▸ **Exercise objective**:
Your task is to give the listing below back word for word, pictures excluded.

Dataset excerpt
• • • • • • •

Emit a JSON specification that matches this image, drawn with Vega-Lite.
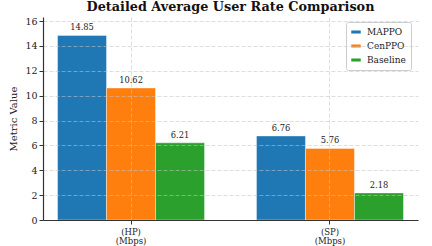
{
  "$schema": "https://vega.github.io/schema/vega-lite/v6.json",
  "width": 375,
  "height": 203,
  "autosize": {"type": "none"},
  "padding": {"left": 43, "top": 17, "right": 14, "bottom": 26},
  "background": "white",
  "title": {"text": "Detailed Average User Rate Comparison", "font": "DejaVu Serif", "fontSize": 12.8, "fontWeight": "bold", "color": "#111", "offset": 2},
  "config": {
    "view": {"stroke": null},
    "font": "DejaVu Serif",
    "axis": {"labelFont": "DejaVu Serif", "titleFont": "DejaVu Serif", "labelColor": "#222", "titleColor": "#222", "domainColor": "#333", "tickColor": "#333", "gridColor": "#c4c4c4", "gridDash": [4, 2], "gridWidth": 0.7, "gridOpacity": 0.8}
  },
  "data": {"values": [
    {"metric": "(HP)|(Mbps)", "method": "MAPPO", "value": 14.85},
    {"metric": "(HP)|(Mbps)", "method": "CenPPO", "value": 10.62},
    {"metric": "(HP)|(Mbps)", "method": "Baseline", "value": 6.21},
    {"metric": "(SP)|(Mbps)", "method": "MAPPO", "value": 6.76},
    {"metric": "(SP)|(Mbps)", "method": "CenPPO", "value": 5.76},
    {"metric": "(SP)|(Mbps)", "method": "Baseline", "value": 2.18}
  ]},
  "encoding": {
    "x": {"field": "metric", "type": "nominal", "sort": null,
      "scale": {"paddingInner": 0.261, "paddingOuter": 0.073},
      "axis": {"title": null, "labelAngle": 0, "labelExpr": "split(datum.value, '|')", "labelFontSize": 8.5, "labelLineHeight": 9, "labelPadding": 3, "grid": true, "domainWidth": 1.2, "tickSize": 4, "zindex": 1, "bandPosition": 0.5}},
    "xOffset": {"field": "method", "type": "nominal", "sort": ["MAPPO", "CenPPO", "Baseline"], "scale": {"paddingInner": 0, "paddingOuter": 0}},
    "y": {"field": "value", "type": "quantitative",
      "scale": {"domain": [0, 16.33], "nice": false},
      "axis": {"title": "Metric Value", "titleFontSize": 10, "titleFontWeight": "normal", "titlePadding": 6, "labelFontSize": 9.5, "values": [0, 2, 4, 6, 8, 10, 12, 14, 16], "tickSize": 4, "domainWidth": 1.2, "zindex": 1}}
  },
  "layer": [
    {
      "mark": {"type": "bar", "stroke": "white", "strokeWidth": 0.7, "strokeOpacity": 0.6},
      "encoding": {
        "color": {"field": "method", "type": "nominal", "sort": ["MAPPO", "CenPPO", "Baseline"],
          "scale": {"domain": ["MAPPO", "CenPPO", "Baseline"], "range": ["#1f77b4", "#ff7f0e", "#2ca02c"]},
          "legend": {"title": null, "orient": "none", "legendX": 303, "legendY": 5, "labelFont": "DejaVu Serif", "labelFontSize": 9, "labelColor": "#222", "symbolType": "M-1,-0.32H1V0.32H-1Z", "symbolSize": 90, "symbolStrokeWidth": 0, "symbolOpacity": 1, "rowPadding": 4, "padding": 5, "strokeColor": "#ccc", "fillColor": "white", "cornerRadius": 2, "labelOffset": 6}}
      }
    },
    {
      "mark": {"type": "text", "baseline": "bottom", "dy": -3, "font": "DejaVu Serif", "fontSize": 8.3, "color": "#222"},
      "encoding": {"text": {"field": "value", "type": "quantitative", "format": ".2f"}}
    }
  ]
}
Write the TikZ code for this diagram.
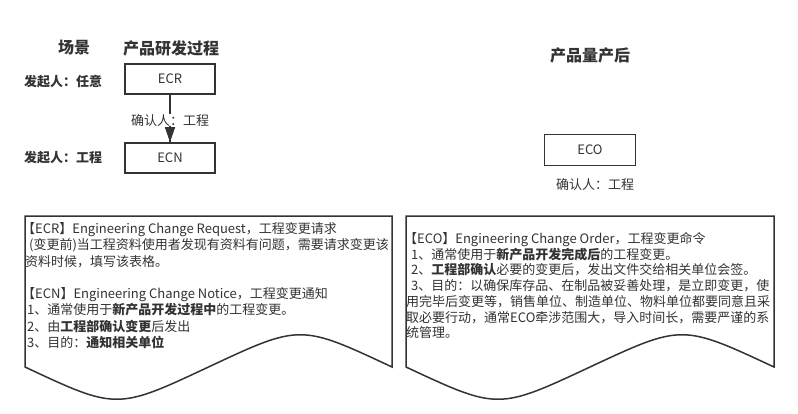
\documentclass[tikz,border=0pt]{standalone}
\usepackage{fontspec}
\setmainfont{Noto Sans CJK SC}
\usetikzlibrary{arrows.meta}
\definecolor{ink}{RGB}{51,51,51}
\begin{document}
\begin{tikzpicture}[x=1pt,y=-1pt,
  every node/.style={text=ink,font=\fontsize{13}{16}\selectfont},
  title/.style={font=\fontsize{16}{19}\selectfont\bfseries},
  who/.style={font=\fontsize{13}{16}\selectfont\bfseries},
  box/.style={draw=ink,line width=1.6pt,minimum width=90pt,minimum height=30pt,inner sep=0pt},
  docline/.style={anchor=base west,inner sep=0pt},
  doc/.style={draw=ink,line width=1.5pt},
  link/.style={draw=ink,line width=1.5pt},
  flow/.style={draw=ink,line width=1.5pt,-{Triangle[length=15pt,width=10pt]}},
  conf/.style={fill=white,inner sep=1pt}]
\useasboundingbox[fill=white] (0,0) rectangle (798,413);
% headers
\node[title] (hscene) at (74,48) {场景};
\node[title] (hdev) at (171,48) {产品研发过程};
\node[title] (hmass) at (590,55) {产品量产后};
\node[who] (w1) at (63,82) {发起人：任意};
\node[who] (w2) at (63,158) {发起人：工程};
% boxes
\node[box] (ecr) at (170,79) {ECR};
\node[box] (ecn) at (170,158) {ECN};
\node[box,minimum width=91pt,minimum height=31pt] (eco) at (590,150) {ECO};
\node (ecoconf) at (595,185) {确认人：工程};
% connector ECR -> ECN, label over the line, arrow tip over the label
\draw[link] (ecr) -- (ecn);
\node[conf] (conf) at (170,121) {确认人：工程};
\coordinate (tipstart) at ([yshift=16pt]ecn.north);
\draw[flow] (tipstart) -- (ecn);
% documents
\draw[doc] (25,216) -- (392,216) -- (392,367) .. controls (300.25,324) .. (208.5,367) .. controls (116.75,410) .. (25,367) -- cycle;
\draw[doc] (406,216) -- (774,216) -- (774,367) .. controls (682,324) .. (590,367) .. controls (498,410) .. (406,367) -- cycle;
% left text
\node[docline] (l1) at (22,233.5) {【ECR】Engineering Change Request，工程变更请求};
\node[docline] (l2) at (29,249.75) {(变更前)当工程资料使用者发现有资料有问题，需要请求变更该};
\node[docline] (l3) at (25,266) {资料时候，填写该表格。};
\node[docline] (l4) at (22,298.5) {【ECN】Engineering Change Notice，工程变更通知};
\node[docline] (l5) at (27,314.75) {1、通常使用于\textbf{新产品开发过程中}的工程变更。};
\node[docline] (l6) at (27,331) {2、由\textbf{工程部确认变更}后发出};
\node[docline] (l7) at (27,347.25) {3、目的：\textbf{通知相关单位}};
% right text
\node[docline] (r1) at (404,243.3) {【ECO】Engineering Change Order，工程变更命令};
\node[docline] (r2) at (411,259.1) {1、通常使用于\textbf{新产品开发完成后}的工程变更。};
\node[docline] (r3) at (411,274.8) {2、\textbf{工程部确认}必要的变更后，发出文件交给相关单位会签。};
\node[docline] (r4) at (411,290.6) {3、目的：以确保库存品、在制品被妥善处理，是立即变更，使};
\node[docline] (r5) at (406,306.3) {用完毕后变更等，销售单位、制造单位、物料单位都要同意且采};
\node[docline] (r6) at (406,322.1) {取必要行动，通常ECO牵涉范围大，导入时间长，需要严谨的系};
\node[docline] (r7) at (406,337.8) {统管理。};
\end{tikzpicture}
\end{document}
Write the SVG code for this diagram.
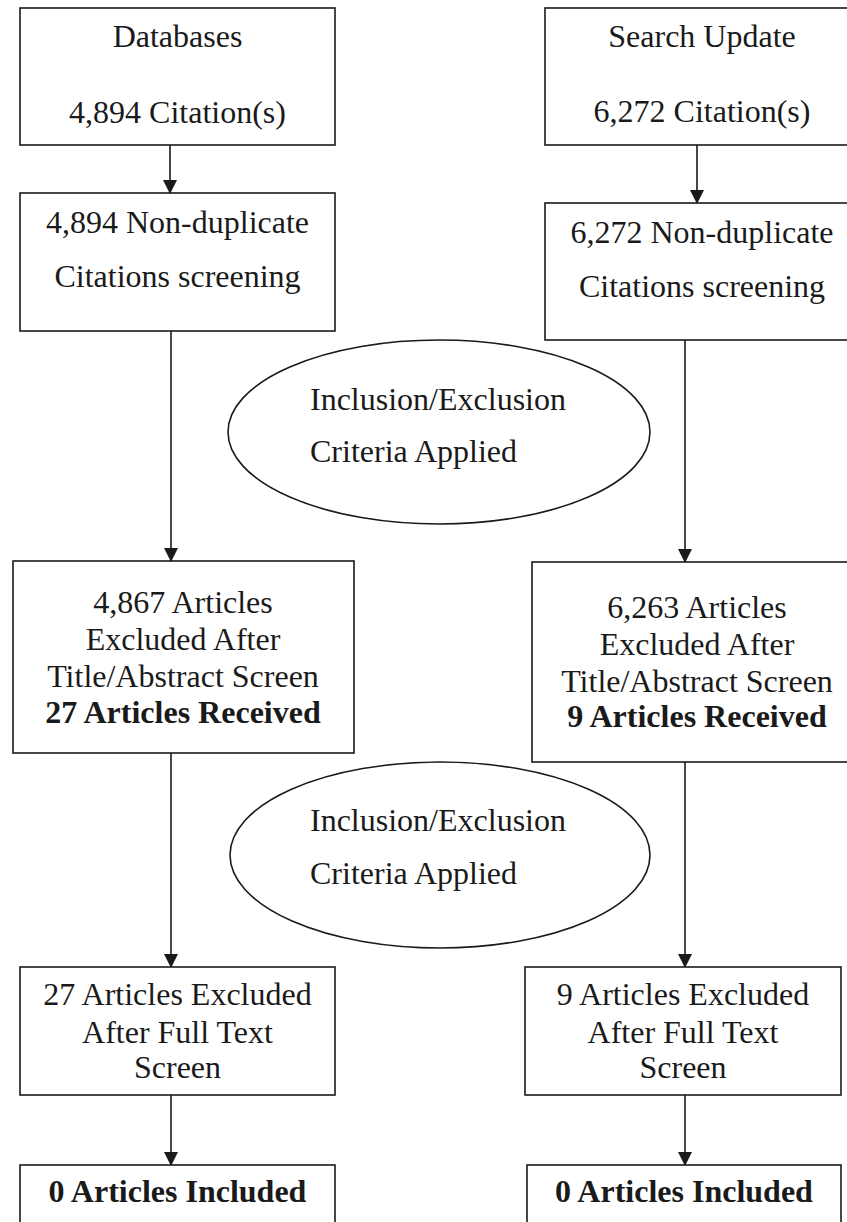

• • • • • • •

▸ **Task result**:
Emit a JSON specification that matches this image, drawn with Vega-Lite.
{
  "$schema": "https://vega.github.io/schema/vega-lite/v6.json",
  "width": 375,
  "height": 203,
  "autosize": {"type": "none"},
  "padding": {"left": 43, "top": 17, "right": 14, "bottom": 26},
  "background": "white",
  "title": {"text": "Detailed Average User Rate Comparison", "font": "DejaVu Serif", "fontSize": 12.8, "fontWeight": "bold", "color": "#111", "offset": 2},
  "config": {
    "view": {"stroke": null},
    "font": "DejaVu Serif",
    "axis": {"labelFont": "DejaVu Serif", "titleFont": "DejaVu Serif", "labelColor": "#222", "titleColor": "#222", "domainColor": "#333", "tickColor": "#333", "gridColor": "#c4c4c4", "gridDash": [4, 2], "gridWidth": 0.7, "gridOpacity": 0.8}
  },
  "data": {"values": [
    {"metric": "(HP)|(Mbps)", "method": "MAPPO", "value": 14.85},
    {"metric": "(HP)|(Mbps)", "method": "CenPPO", "value": 10.62},
    {"metric": "(HP)|(Mbps)", "method": "Baseline", "value": 6.21},
    {"metric": "(SP)|(Mbps)", "method": "MAPPO", "value": 6.76},
    {"metric": "(SP)|(Mbps)", "method": "CenPPO", "value": 5.76},
    {"metric": "(SP)|(Mbps)", "method": "Baseline", "value": 2.18}
  ]},
  "encoding": {
    "x": {"field": "metric", "type": "nominal", "sort": null,
      "scale": {"paddingInner": 0.261, "paddingOuter": 0.073},
      "axis": {"title": null, "labelAngle": 0, "labelExpr": "split(datum.value, '|')", "labelFontSize": 8.5, "labelLineHeight": 9, "labelPadding": 3, "grid": true, "domainWidth": 1.2, "tickSize": 4, "zindex": 1, "bandPosition": 0.5}},
    "xOffset": {"field": "method", "type": "nominal", "sort": ["MAPPO", "CenPPO", "Baseline"], "scale": {"paddingInner": 0, "paddingOuter": 0}},
    "y": {"field": "value", "type": "quantitative",
      "scale": {"domain": [0, 16.33], "nice": false},
      "axis": {"title": "Metric Value", "titleFontSize": 10, "titleFontWeight": "normal", "titlePadding": 6, "labelFontSize": 9.5, "values": [0, 2, 4, 6, 8, 10, 12, 14, 16], "tickSize": 4, "domainWidth": 1.2, "zindex": 1}}
  },
  "layer": [
    {
      "mark": {"type": "bar", "stroke": "white", "strokeWidth": 0.7, "strokeOpacity": 0.6},
      "encoding": {
        "color": {"field": "method", "type": "nominal", "sort": ["MAPPO", "CenPPO", "Baseline"],
          "scale": {"domain": ["MAPPO", "CenPPO", "Baseline"], "range": ["#1f77b4", "#ff7f0e", "#2ca02c"]},
          "legend": {"title": null, "orient": "none", "legendX": 303, "legendY": 5, "labelFont": "DejaVu Serif", "labelFontSize": 9, "labelColor": "#222", "symbolType": "M-1,-0.32H1V0.32H-1Z", "symbolSize": 90, "symbolStrokeWidth": 0, "symbolOpacity": 1, "rowPadding": 4, "padding": 5, "strokeColor": "#ccc", "fillColor": "white", "cornerRadius": 2, "labelOffset": 6}}
      }
    },
    {
      "mark": {"type": "text", "baseline": "bottom", "dy": -3, "font": "DejaVu Serif", "fontSize": 8.3, "color": "#222"},
      "encoding": {"text": {"field": "value", "type": "quantitative", "format": ".2f"}}
    }
  ]
}
Write the TikZ code for this diagram.
\documentclass[tikz,border=0pt]{standalone}
\usepackage{fontspec}
\setmainfont{Noto Sans CJK SC}
\usetikzlibrary{arrows.meta}
\definecolor{ink}{RGB}{51,51,51}
\begin{document}
\begin{tikzpicture}[x=1pt,y=-1pt,
  every node/.style={text=ink,font=\fontsize{13}{16}\selectfont},
  title/.style={font=\fontsize{16}{19}\selectfont\bfseries},
  who/.style={font=\fontsize{13}{16}\selectfont\bfseries},
  box/.style={draw=ink,line width=1.6pt,minimum width=90pt,minimum height=30pt,inner sep=0pt},
  docline/.style={anchor=base west,inner sep=0pt},
  doc/.style={draw=ink,line width=1.5pt},
  link/.style={draw=ink,line width=1.5pt},
  flow/.style={draw=ink,line width=1.5pt,-{Triangle[length=15pt,width=10pt]}},
  conf/.style={fill=white,inner sep=1pt}]
\useasboundingbox[fill=white] (0,0) rectangle (798,413);
% headers
\node[title] (hscene) at (74,48) {场景};
\node[title] (hdev) at (171,48) {产品研发过程};
\node[title] (hmass) at (590,55) {产品量产后};
\node[who] (w1) at (63,82) {发起人：任意};
\node[who] (w2) at (63,158) {发起人：工程};
% boxes
\node[box] (ecr) at (170,79) {ECR};
\node[box] (ecn) at (170,158) {ECN};
\node[box,minimum width=91pt,minimum height=31pt] (eco) at (590,150) {ECO};
\node (ecoconf) at (595,185) {确认人：工程};
% connector ECR -> ECN, label over the line, arrow tip over the label
\draw[link] (ecr) -- (ecn);
\node[conf] (conf) at (170,121) {确认人：工程};
\coordinate (tipstart) at ([yshift=16pt]ecn.north);
\draw[flow] (tipstart) -- (ecn);
% documents
\draw[doc] (25,216) -- (392,216) -- (392,367) .. controls (300.25,324) .. (208.5,367) .. controls (116.75,410) .. (25,367) -- cycle;
\draw[doc] (406,216) -- (774,216) -- (774,367) .. controls (682,324) .. (590,367) .. controls (498,410) .. (406,367) -- cycle;
% left text
\node[docline] (l1) at (22,233.5) {【ECR】Engineering Change Request，工程变更请求};
\node[docline] (l2) at (29,249.75) {(变更前)当工程资料使用者发现有资料有问题，需要请求变更该};
\node[docline] (l3) at (25,266) {资料时候，填写该表格。};
\node[docline] (l4) at (22,298.5) {【ECN】Engineering Change Notice，工程变更通知};
\node[docline] (l5) at (27,314.75) {1、通常使用于\textbf{新产品开发过程中}的工程变更。};
\node[docline] (l6) at (27,331) {2、由\textbf{工程部确认变更}后发出};
\node[docline] (l7) at (27,347.25) {3、目的：\textbf{通知相关单位}};
% right text
\node[docline] (r1) at (404,243.3) {【ECO】Engineering Change Order，工程变更命令};
\node[docline] (r2) at (411,259.1) {1、通常使用于\textbf{新产品开发完成后}的工程变更。};
\node[docline] (r3) at (411,274.8) {2、\textbf{工程部确认}必要的变更后，发出文件交给相关单位会签。};
\node[docline] (r4) at (411,290.6) {3、目的：以确保库存品、在制品被妥善处理，是立即变更，使};
\node[docline] (r5) at (406,306.3) {用完毕后变更等，销售单位、制造单位、物料单位都要同意且采};
\node[docline] (r6) at (406,322.1) {取必要行动，通常ECO牵涉范围大，导入时间长，需要严谨的系};
\node[docline] (r7) at (406,337.8) {统管理。};
\end{tikzpicture}
\end{document}
Write the SVG code for this diagram.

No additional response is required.